Milyonluk kapasite, 76,5 Milyon Km2 üzerine kurulu, dünyanın en büyüğü veya büyüklerinden biri, Türkiye’mize yakışır bir Havalimanı. Hepsi güzel. Ancak bahsedilen kapasitenin hakikat olması için ülkemize o miktarda yabancı ziyaretçi gelmesi gerek. Bunu sağlamak ise yalnız Havalimanı yöneticilerinin işi değil. Ülkemizin Turizminin gelişmesi ile yakından ilgili. Son senelerde de yaşadığımız olaylardan da anlaşıldığı üzere Türkiye’mizin dış politikası başta olmak üzere birçok etkeni var bu konunun. Son aylarda MIPIM Türkiye’de yapılacak olan fuarı iptal etti. Gerekçesi Güvenlik. Sonuç olarak yabancılar Türkiye’mize gelme konusunda isteksiz. İnşallah sorunların hepsi ile baş edilir ve de sistem gerektiği gibi çalışır.
HADDİMİ AŞAR AMA YİNE DE BİR ÖNERİ: Lütfen; bir iki uzman personelinizi büyük uluslararası havalimanlarına gönderin ve yöneticileri / çalışanları ile görüşsünler. Ve de Havalimanlarında operasyonun başlangıcında yani İlk adımda ne tür aksaklıklar yaşadıklarını listelesinler.

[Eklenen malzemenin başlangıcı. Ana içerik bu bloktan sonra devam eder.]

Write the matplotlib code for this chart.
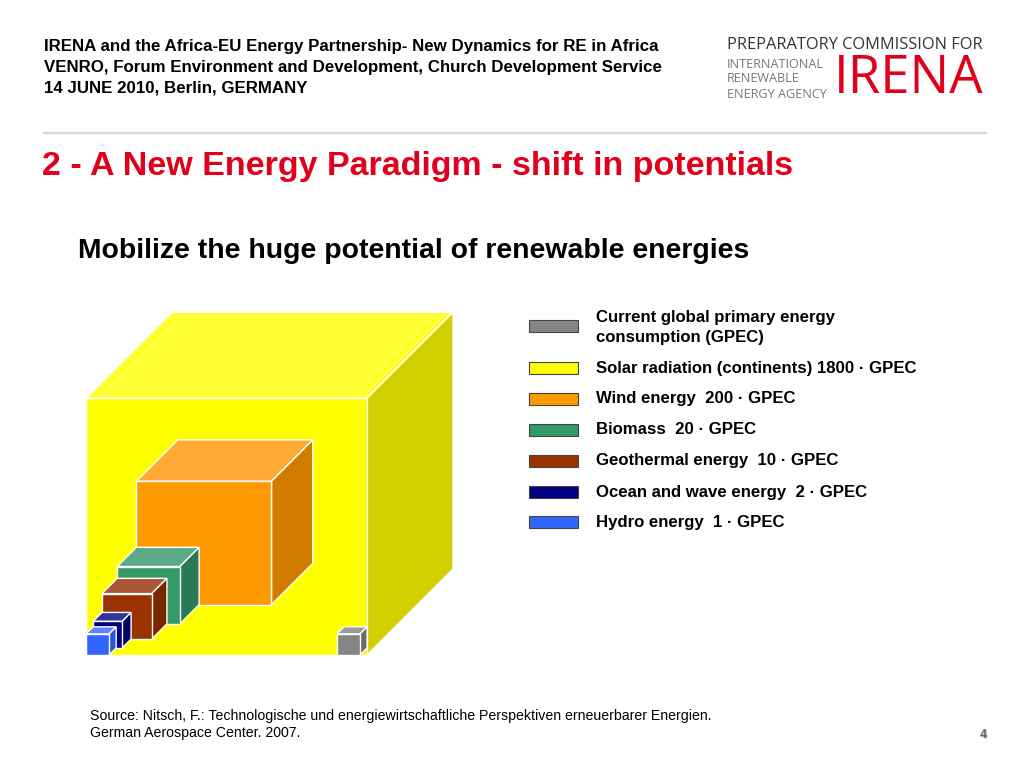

Göreceksiniz ki aksaklıklar birbirinden çok farklı değildir Ve de bu ve benzeri durumlarla İstanbul’da karşılaşılması halinde operasyonun bütünü ile etkilenmemesi için nasıl bir önlem alınması gerektiğini belirleyip bu konuları orta seviyedeki operasyonel yöneticilerle ile paylaşsınlar Geçmişte bunun küçük bir örnek çalışması yapıldı ve hayli başarılı oldu. İlk günlerdeki kötü izlenimi uzun süre silmek mümkün olmuyor Bu raporun kısa bir özetini. Antalya ICF-Airport Genel Müdüründen isteyebilirsiniz. Tabii ki Ist. Grand Airport’un bu çalışmayı genişletmesi ve detaylandırması gerekir. Hatta Sani Şener beyin bu konudaki görüşleri sizler açısından mutlak yönlendirici olacaktır.
( * ) Capex: capital expenditures-sermaye harcamaları) Şirkete değer katan tüm yatırımları içerir. Malzeme işçilik ya da yazılım olması farketmez.Teknoloji yenileme, kapasite - hacim artışı yeni malzeme alımı gibi yatırımların tümü capex olarak ifade edilir. ( Ek Bilgi: Alınan ürünler o sene içerisinde gider yazılmayabilir ve de yıllar itibariyle amortisman ayırarak gidere kaydedilmesi mümkündür).